TASK PROMPT » Below is a block of records. Copy every line in it that contains the word "with".

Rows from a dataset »
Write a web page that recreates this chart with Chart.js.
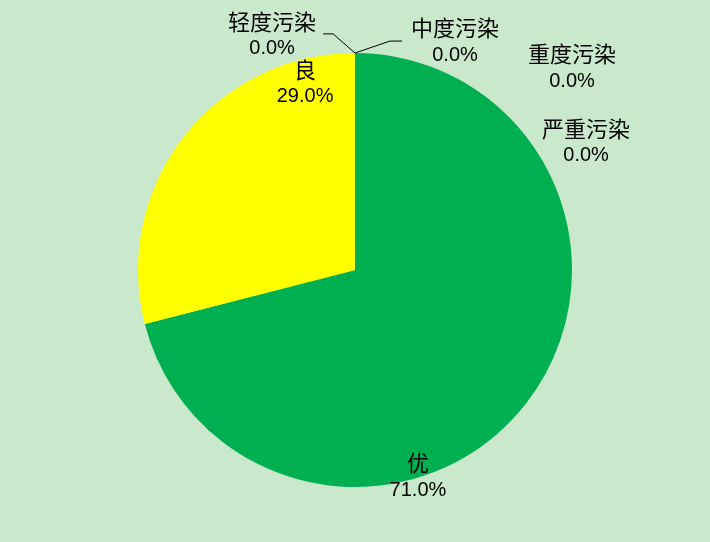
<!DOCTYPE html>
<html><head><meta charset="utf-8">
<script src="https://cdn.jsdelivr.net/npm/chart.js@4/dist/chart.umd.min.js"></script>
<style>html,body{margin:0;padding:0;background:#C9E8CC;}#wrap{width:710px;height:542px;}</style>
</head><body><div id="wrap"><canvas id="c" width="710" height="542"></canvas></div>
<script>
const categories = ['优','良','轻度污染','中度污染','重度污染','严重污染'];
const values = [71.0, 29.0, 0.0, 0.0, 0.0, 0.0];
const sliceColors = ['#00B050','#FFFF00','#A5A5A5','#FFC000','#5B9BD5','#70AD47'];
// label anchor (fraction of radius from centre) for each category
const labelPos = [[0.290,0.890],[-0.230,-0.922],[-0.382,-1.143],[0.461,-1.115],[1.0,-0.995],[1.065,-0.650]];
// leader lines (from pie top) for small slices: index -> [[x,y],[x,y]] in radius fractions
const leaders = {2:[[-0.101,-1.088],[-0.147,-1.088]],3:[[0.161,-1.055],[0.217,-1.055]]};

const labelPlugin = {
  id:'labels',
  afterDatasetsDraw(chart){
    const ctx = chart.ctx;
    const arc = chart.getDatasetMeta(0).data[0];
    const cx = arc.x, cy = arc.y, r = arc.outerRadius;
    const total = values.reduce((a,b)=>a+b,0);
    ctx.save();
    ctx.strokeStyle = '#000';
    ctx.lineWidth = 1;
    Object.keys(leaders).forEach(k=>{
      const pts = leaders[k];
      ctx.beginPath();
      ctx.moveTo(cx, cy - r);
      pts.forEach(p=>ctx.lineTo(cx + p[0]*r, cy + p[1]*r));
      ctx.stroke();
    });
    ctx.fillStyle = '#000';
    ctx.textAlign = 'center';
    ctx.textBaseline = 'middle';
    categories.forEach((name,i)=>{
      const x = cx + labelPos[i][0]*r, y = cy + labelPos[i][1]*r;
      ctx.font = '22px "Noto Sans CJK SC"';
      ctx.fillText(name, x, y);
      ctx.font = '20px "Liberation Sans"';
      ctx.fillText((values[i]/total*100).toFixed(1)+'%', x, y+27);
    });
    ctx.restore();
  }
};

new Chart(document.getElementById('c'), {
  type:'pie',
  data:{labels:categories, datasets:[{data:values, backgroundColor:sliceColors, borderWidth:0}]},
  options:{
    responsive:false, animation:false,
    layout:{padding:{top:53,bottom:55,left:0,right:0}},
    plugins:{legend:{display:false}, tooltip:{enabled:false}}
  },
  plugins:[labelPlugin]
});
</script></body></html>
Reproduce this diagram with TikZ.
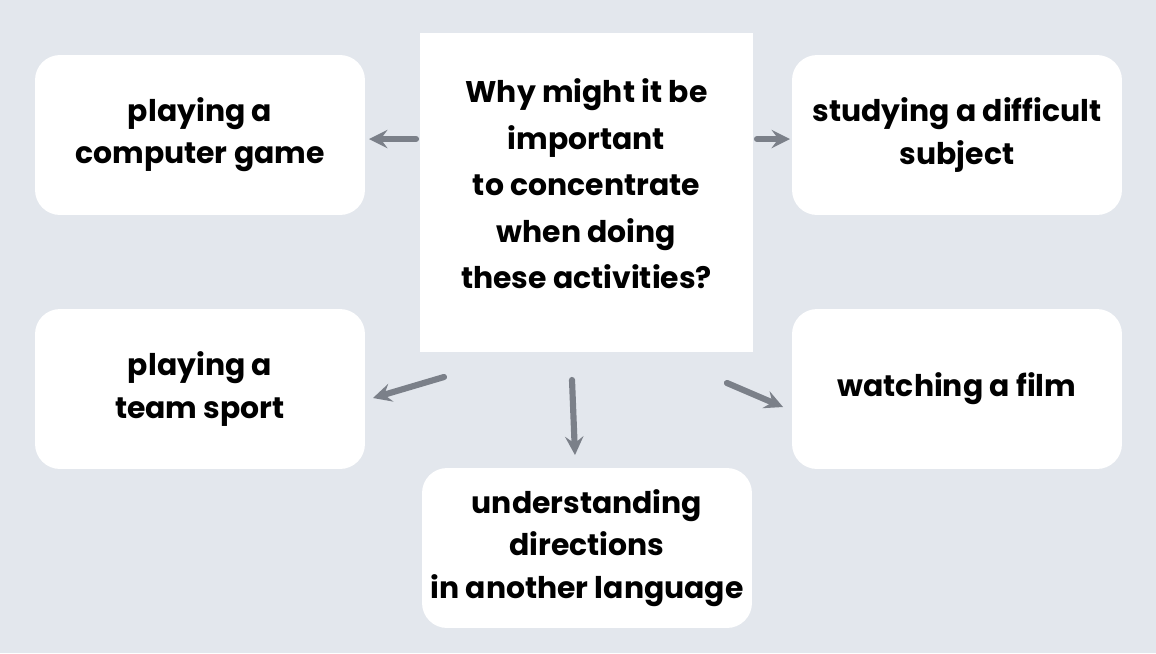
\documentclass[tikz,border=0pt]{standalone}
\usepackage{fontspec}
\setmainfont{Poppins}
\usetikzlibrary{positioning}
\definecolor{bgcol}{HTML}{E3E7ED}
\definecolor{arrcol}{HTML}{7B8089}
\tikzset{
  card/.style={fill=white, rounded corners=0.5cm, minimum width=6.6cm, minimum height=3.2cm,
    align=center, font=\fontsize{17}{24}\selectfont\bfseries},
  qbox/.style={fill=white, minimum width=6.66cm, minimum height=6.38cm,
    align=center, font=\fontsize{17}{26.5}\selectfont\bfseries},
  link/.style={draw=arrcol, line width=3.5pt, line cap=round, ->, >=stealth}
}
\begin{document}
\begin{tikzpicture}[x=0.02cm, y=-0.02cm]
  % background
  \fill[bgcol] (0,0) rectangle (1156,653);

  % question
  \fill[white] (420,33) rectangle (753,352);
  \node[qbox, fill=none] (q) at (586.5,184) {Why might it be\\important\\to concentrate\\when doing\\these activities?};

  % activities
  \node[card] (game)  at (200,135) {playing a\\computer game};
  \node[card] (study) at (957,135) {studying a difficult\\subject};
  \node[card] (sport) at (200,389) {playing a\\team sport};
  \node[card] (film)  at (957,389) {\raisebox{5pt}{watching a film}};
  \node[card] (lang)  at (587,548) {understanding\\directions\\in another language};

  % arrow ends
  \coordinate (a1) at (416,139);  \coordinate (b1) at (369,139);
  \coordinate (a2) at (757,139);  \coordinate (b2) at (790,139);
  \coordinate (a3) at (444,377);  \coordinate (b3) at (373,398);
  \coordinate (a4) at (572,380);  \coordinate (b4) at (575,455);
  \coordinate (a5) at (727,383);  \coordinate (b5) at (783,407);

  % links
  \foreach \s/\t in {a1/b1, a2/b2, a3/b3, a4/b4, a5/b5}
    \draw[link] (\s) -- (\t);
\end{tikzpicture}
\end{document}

SOLVED PROBLEM »
Write a web page that recreates this chart with Chart.js.
Reproduce this diagram with TikZ.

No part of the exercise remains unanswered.